Data lines
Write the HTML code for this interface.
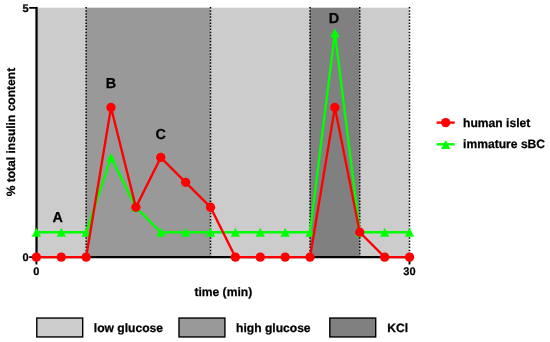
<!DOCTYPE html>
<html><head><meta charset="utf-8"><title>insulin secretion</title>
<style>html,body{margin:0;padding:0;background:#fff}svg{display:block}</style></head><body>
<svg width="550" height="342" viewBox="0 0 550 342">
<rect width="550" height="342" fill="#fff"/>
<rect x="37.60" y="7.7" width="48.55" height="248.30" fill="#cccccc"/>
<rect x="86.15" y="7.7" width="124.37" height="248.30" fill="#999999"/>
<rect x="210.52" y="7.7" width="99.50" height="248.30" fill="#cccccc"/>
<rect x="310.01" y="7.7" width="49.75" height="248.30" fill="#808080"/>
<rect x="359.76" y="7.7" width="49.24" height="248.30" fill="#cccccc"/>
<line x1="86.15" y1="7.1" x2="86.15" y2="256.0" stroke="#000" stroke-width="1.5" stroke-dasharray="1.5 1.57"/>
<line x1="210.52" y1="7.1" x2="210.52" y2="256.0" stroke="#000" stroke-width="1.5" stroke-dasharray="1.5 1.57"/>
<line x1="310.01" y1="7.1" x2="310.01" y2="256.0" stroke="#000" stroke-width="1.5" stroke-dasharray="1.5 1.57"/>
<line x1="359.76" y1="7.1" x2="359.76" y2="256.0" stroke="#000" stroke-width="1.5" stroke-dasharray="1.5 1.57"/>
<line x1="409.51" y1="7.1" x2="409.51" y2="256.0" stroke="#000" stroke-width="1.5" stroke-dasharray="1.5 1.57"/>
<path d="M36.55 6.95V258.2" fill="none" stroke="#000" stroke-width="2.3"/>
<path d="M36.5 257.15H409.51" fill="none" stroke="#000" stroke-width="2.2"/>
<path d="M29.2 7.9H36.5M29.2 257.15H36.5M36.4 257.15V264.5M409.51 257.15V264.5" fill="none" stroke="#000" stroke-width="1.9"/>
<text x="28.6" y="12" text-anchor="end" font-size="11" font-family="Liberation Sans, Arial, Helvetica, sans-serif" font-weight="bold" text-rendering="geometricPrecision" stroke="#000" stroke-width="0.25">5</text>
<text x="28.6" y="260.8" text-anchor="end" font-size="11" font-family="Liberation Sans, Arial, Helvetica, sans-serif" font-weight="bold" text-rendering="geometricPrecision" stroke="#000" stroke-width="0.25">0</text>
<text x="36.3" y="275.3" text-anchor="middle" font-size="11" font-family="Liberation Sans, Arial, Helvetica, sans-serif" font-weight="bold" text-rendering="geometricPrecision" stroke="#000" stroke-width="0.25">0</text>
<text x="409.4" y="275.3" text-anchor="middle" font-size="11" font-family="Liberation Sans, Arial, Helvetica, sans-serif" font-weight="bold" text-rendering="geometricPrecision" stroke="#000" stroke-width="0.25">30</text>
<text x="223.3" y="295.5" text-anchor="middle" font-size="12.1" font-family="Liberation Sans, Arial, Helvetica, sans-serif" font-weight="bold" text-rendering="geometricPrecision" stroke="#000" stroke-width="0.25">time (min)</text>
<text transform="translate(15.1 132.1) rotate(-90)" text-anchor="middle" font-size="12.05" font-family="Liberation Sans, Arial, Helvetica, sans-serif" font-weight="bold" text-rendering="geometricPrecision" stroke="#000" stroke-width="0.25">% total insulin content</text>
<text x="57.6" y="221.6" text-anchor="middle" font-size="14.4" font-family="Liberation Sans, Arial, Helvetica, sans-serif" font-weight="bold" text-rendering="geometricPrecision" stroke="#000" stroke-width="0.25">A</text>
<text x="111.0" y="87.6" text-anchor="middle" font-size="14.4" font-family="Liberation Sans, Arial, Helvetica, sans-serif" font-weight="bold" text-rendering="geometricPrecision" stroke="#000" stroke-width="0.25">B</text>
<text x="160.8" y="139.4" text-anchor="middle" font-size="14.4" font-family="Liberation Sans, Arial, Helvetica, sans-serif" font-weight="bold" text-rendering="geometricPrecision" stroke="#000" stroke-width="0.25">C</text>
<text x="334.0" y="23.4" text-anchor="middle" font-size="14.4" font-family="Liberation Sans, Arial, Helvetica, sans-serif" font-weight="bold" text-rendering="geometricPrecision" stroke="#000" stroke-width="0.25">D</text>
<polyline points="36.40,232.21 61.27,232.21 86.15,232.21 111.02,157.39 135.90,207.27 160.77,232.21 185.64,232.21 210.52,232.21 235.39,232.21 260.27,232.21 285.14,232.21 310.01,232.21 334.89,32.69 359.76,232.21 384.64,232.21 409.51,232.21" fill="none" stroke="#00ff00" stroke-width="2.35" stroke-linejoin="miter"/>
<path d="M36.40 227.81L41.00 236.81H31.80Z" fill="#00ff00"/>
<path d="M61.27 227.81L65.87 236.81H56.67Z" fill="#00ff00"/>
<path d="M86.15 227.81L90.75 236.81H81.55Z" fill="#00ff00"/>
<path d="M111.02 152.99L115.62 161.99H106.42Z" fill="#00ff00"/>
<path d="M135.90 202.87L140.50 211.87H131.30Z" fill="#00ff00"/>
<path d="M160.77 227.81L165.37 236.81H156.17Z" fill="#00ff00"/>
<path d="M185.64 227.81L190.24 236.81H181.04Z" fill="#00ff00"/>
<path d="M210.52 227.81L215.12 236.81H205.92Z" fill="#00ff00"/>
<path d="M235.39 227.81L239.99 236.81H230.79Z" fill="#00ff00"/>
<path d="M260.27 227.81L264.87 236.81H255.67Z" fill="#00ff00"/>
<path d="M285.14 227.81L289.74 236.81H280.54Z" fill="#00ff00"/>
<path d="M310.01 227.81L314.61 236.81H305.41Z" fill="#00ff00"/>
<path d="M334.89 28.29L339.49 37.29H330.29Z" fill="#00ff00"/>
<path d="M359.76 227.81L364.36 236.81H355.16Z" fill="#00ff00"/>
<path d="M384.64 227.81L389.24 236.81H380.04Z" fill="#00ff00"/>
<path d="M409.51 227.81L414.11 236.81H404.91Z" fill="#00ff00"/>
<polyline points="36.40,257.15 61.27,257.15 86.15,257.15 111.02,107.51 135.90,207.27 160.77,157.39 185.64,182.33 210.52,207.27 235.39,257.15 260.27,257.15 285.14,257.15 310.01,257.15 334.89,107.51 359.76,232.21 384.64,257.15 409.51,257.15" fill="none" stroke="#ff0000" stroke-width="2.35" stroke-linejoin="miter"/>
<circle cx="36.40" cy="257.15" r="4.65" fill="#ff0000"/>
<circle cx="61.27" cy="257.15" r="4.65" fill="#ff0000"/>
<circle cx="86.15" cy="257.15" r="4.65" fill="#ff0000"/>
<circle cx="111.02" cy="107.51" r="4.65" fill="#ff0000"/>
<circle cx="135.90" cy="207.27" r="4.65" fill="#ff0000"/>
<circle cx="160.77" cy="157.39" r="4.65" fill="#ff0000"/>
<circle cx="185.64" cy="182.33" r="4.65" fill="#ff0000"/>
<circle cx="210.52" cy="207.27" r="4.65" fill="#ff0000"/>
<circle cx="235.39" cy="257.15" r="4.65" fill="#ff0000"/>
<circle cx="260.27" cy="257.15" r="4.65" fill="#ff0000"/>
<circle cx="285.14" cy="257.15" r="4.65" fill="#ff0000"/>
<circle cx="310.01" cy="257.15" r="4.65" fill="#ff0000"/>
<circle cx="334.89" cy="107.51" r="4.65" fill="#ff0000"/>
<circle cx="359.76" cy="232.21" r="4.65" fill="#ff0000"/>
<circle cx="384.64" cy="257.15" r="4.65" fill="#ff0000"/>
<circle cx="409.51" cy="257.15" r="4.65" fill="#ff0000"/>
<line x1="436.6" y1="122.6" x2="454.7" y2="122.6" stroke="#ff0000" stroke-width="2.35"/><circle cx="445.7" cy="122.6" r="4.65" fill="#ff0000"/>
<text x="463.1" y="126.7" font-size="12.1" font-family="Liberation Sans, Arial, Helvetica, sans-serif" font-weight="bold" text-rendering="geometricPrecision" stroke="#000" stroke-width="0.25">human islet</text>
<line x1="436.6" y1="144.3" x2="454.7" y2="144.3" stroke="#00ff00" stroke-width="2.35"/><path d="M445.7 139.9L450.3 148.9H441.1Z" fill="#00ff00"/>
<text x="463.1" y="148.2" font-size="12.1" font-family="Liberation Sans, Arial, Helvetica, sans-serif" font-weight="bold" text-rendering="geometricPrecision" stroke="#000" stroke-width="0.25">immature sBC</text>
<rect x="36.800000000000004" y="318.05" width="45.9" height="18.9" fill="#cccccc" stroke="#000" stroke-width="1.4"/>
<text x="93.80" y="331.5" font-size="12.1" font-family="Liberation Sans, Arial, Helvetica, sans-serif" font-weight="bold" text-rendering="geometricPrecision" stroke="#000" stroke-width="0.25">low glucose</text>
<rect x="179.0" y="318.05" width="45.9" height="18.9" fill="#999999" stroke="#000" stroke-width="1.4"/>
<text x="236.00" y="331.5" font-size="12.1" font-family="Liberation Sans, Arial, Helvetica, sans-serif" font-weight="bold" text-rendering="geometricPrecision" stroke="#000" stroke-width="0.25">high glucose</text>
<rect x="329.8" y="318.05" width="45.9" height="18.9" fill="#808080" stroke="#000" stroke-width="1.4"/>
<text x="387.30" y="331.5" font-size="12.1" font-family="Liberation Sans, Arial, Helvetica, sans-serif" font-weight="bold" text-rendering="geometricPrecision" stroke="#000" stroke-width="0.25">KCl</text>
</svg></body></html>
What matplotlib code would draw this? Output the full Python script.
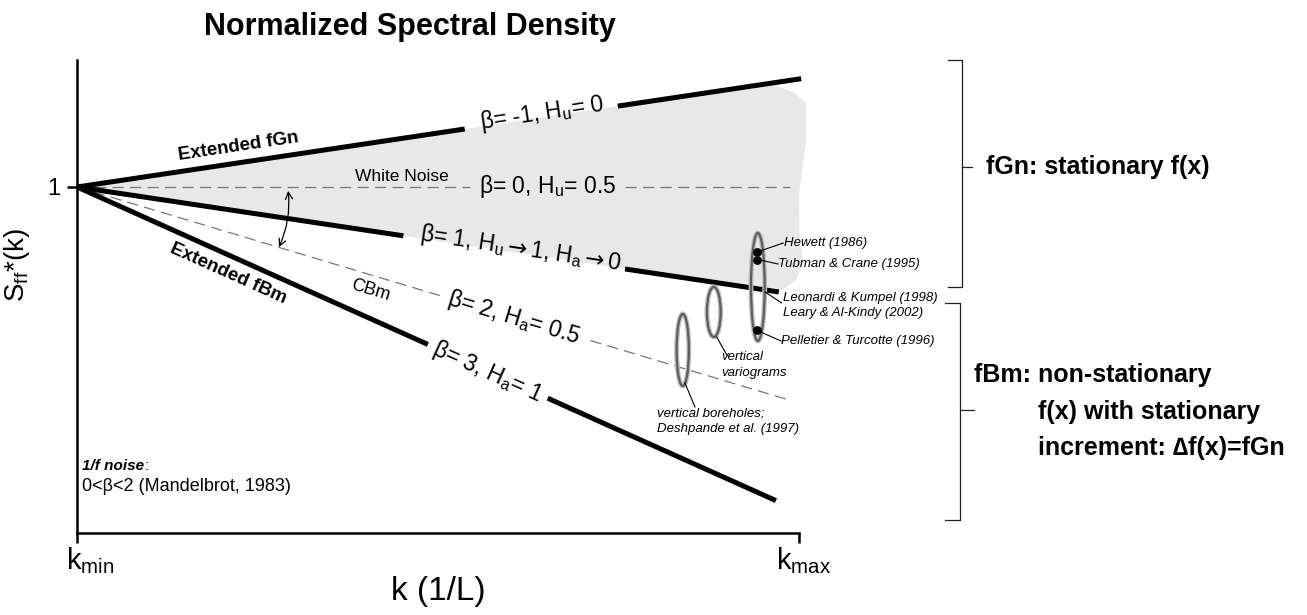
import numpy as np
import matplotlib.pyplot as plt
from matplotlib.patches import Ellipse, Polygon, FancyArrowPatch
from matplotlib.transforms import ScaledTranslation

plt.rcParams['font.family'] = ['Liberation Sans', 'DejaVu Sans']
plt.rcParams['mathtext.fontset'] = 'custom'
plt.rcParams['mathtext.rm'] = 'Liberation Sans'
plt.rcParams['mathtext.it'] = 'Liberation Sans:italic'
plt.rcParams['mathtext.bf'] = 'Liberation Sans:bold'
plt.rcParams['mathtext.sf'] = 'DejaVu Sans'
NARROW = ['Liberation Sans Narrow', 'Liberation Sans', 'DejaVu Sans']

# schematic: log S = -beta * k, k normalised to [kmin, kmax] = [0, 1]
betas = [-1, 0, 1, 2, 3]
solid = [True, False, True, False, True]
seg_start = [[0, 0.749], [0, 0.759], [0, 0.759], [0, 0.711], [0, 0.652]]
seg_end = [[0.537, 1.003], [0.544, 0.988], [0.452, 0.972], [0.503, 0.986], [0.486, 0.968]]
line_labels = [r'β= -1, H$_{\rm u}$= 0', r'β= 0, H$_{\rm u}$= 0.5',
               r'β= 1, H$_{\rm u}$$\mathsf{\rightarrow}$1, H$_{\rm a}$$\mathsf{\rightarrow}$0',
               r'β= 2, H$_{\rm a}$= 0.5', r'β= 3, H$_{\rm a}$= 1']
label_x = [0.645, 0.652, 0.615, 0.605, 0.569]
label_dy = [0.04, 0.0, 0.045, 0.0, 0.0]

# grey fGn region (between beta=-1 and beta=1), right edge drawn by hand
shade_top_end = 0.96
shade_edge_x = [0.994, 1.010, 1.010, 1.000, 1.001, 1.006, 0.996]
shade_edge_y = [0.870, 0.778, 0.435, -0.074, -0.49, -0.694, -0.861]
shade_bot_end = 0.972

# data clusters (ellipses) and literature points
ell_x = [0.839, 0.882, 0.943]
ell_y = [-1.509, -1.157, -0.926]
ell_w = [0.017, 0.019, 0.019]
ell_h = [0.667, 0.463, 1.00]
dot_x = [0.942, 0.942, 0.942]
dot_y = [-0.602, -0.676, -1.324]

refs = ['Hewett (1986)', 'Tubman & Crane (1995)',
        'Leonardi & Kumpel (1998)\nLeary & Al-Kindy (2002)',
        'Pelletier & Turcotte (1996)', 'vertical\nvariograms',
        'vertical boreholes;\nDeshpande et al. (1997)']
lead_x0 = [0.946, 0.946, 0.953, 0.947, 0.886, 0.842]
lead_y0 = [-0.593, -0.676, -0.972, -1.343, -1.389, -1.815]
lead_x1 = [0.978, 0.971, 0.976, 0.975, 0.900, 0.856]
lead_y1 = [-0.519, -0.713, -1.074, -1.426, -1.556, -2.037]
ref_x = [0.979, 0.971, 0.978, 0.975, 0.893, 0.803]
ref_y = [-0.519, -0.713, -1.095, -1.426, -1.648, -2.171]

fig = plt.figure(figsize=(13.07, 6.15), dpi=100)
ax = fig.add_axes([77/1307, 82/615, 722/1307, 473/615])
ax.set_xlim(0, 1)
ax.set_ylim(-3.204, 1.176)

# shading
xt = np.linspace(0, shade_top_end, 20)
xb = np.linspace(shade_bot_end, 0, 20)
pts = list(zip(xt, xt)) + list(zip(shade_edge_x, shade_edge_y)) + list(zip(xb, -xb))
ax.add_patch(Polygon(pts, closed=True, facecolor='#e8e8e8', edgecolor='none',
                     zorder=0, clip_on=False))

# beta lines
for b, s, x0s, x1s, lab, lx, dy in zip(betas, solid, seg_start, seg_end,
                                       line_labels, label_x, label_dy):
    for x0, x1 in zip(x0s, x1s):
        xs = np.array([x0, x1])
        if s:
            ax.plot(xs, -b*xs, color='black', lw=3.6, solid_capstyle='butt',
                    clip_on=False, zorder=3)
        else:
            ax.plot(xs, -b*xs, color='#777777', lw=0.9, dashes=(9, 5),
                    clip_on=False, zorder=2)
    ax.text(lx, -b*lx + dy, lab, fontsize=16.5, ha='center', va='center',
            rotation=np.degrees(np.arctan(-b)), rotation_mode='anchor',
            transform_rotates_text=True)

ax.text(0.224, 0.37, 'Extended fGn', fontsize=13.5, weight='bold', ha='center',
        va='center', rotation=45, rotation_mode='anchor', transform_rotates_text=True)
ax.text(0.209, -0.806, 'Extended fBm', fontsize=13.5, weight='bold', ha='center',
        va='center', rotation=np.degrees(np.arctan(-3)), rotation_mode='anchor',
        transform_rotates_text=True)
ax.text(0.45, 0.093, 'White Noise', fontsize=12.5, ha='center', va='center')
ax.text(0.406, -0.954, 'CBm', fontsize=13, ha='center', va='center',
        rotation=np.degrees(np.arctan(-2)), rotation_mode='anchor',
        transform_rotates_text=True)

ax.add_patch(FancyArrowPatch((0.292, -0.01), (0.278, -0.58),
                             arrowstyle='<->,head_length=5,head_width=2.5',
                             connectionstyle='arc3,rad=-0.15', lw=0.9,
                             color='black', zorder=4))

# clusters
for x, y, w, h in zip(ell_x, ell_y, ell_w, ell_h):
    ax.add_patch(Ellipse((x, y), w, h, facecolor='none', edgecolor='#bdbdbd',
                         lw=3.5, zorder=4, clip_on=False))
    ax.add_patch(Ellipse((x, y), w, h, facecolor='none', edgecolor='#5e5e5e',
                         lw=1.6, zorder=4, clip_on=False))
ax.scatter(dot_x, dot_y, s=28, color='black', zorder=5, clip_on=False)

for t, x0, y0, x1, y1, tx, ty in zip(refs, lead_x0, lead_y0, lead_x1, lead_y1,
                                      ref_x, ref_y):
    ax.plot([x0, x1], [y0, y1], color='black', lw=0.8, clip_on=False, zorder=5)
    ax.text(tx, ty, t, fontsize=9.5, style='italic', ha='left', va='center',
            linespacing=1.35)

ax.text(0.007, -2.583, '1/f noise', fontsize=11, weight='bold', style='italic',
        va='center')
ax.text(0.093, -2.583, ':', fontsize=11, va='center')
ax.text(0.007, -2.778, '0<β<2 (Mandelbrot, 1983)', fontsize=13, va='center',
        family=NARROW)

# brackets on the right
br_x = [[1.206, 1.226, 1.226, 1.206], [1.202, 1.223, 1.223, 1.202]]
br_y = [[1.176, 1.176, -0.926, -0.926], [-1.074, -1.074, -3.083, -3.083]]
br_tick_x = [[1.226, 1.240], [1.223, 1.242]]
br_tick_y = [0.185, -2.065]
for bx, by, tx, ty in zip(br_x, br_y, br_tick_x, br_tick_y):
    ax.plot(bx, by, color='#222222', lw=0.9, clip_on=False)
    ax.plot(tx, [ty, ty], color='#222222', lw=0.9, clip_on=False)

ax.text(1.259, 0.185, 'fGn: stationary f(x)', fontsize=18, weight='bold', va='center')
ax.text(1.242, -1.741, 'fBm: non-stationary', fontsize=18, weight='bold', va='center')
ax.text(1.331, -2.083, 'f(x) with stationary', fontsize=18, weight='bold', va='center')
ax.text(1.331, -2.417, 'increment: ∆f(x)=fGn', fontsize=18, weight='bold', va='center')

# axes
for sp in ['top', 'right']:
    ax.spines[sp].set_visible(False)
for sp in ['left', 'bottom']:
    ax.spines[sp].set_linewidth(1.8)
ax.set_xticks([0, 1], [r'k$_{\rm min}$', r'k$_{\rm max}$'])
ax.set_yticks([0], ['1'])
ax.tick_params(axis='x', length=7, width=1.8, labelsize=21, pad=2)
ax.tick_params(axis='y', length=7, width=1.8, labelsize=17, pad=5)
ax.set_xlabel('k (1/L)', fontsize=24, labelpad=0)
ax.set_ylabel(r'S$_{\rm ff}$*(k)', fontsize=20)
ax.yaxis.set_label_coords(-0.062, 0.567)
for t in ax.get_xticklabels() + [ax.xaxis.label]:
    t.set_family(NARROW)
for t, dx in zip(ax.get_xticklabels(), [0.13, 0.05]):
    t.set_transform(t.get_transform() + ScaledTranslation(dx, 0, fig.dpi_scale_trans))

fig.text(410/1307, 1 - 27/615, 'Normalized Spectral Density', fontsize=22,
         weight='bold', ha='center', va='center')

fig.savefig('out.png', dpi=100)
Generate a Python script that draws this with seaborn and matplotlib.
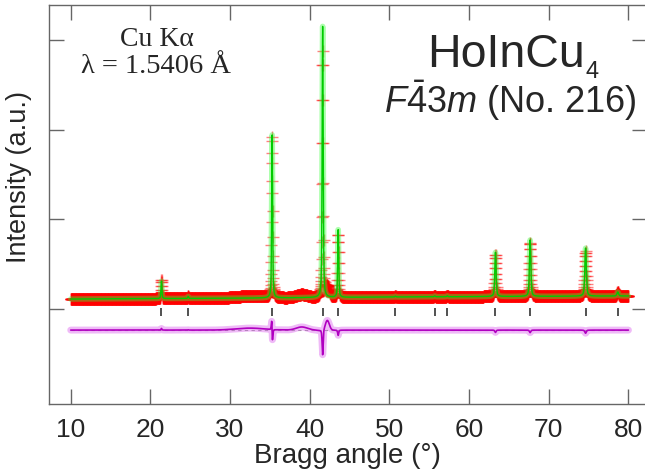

Short problem
Take the stretch from the line containing "What matplotlib code" through the line containing "from matplotlib.transforms import" and reproduce it exactly, both ends included. Omit the pictures.

Task answer
What matplotlib code would draw this? Output the full Python script.
import numpy as np
import matplotlib.pyplot as plt
from matplotlib.patches import Ellipse, Polygon, FancyArrowPatch
from matplotlib.transforms import ScaledTranslation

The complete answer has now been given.